What a strange morning.
Around 9:00 I was taking the F into Manhattan from Brooklyn. I managed to score a seat by the window. (Already the unusual begins…) In my rush, I’d forgotten to bring a book, so I decided to tune out to my iPod. It’s the usual New York rush hour mix: a Moby-looking, bespectacled guy reading a book of interviews with Jello Biafra, Henry Rollins, and other underground punk luminaries (I was trying to read over his shoulder without being obvious, but he was much taller than I was, which made it tough.) A woman with a broken compact trying to put on her mascara. (Hey, it’s all fun and games till someone loses an eye.) Lots of people with their New York Times under their arms, fingers moving in a flurry of text messaging. Some moms on their way to work dropping off kids at daycare first. Tourists with their maps written in various languages trying to navigate our less-than-user-friendly transportation system. (“Is Macy’s at 34th Street and 8th Avenue or 34th Street and 6th Avenue and how would I know this?”). And one of New York’s finest who seemed all of about fifteen and looked incredibly bored. Or maybe when you have a gun holster strapped to you, you adopt that stance out of habit.
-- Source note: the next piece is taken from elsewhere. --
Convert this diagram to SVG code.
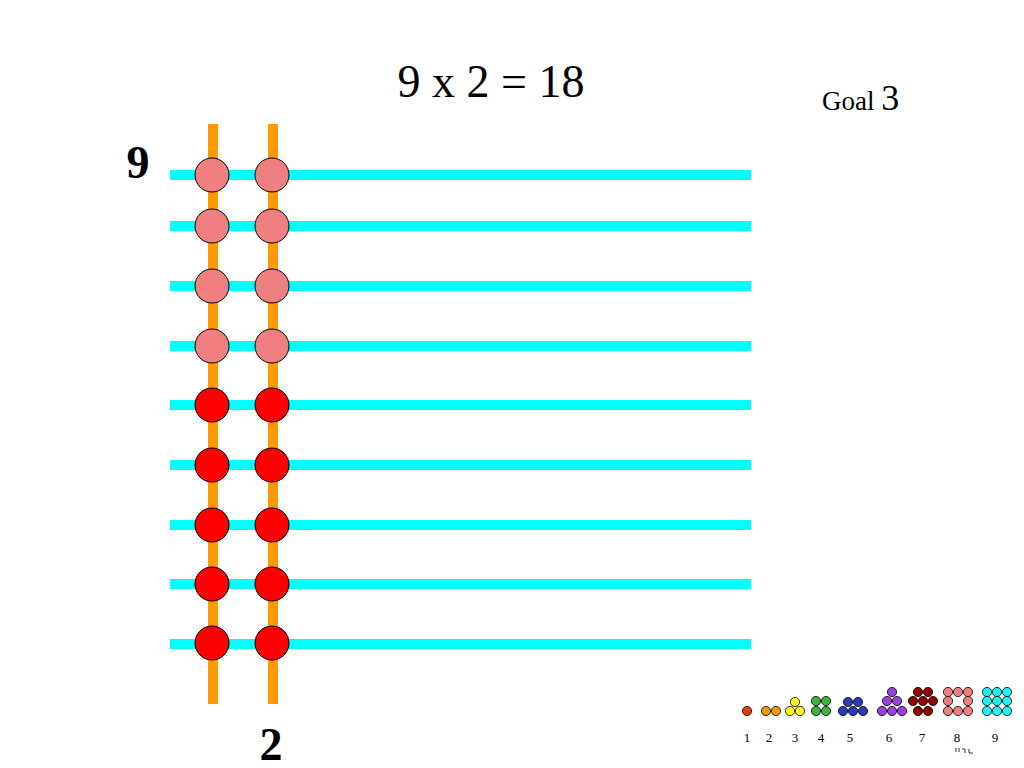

So it’s me and the teeming mass of commuters. I’m zoning out to “Anywhere on this Road” by Lhasa Del Sala. It’s a very haunting song that Rachel Cohn turned me on to. Lhasa has a deep, husky, seductive-yet-oddly-emotionally-disconnected voice. In my head I’m thinking about the graphic novel I want to work on when I’ve finished with prior commitments. Something dark and urban and spooky. The train’s jostling along. And just as Lhasa sings, “If I can stand up to angels and men, I’ll never be swallowed by darkness again…” something shiny in the deep tunnel shadows catches my eye. It takes me a second to process what I’m seeing. There, in one of the filthy hollows of the subway tunnels under a bare bulb sits a young blonde woman. She’s sitting cross-legged and wearing what looks like a white straitjacket, her arms not visible. She’s got her head down-asleep? nodding out? dead?–and the light’s making her hair into a halo of white fire blown about by the subway’s fierce breath. I just stared at her, trying to determine whether she was really there or not. I wanted to turn to Moby Guy and say, “Hey, do you see that woman down there…?” And then the train pushed on, past fat silver graffitti letters and dark, concrete pylons and into the bleach-bright lights of the Jay St./Borough Hall subway station lined two deep with people waiting impatiently to get where they were going. I couldn’t help thinking of Holly Black’s VALIANT, which, if you haven’t read, you must.
Then we get to W. 4th Street, and there on the platform is a pair of men’s sneakers, one on its side, surrounded by many scraps of paper and what looks like ashes or lint or something, as if some dude was standing there and just self-combusted, leaving his shoes behind. And I thought, man oh man, it’s going to be a weird, weird day.
So I came home and ate lunch and changed my shoes. Because if I self-combust, I want to go out in my favorites.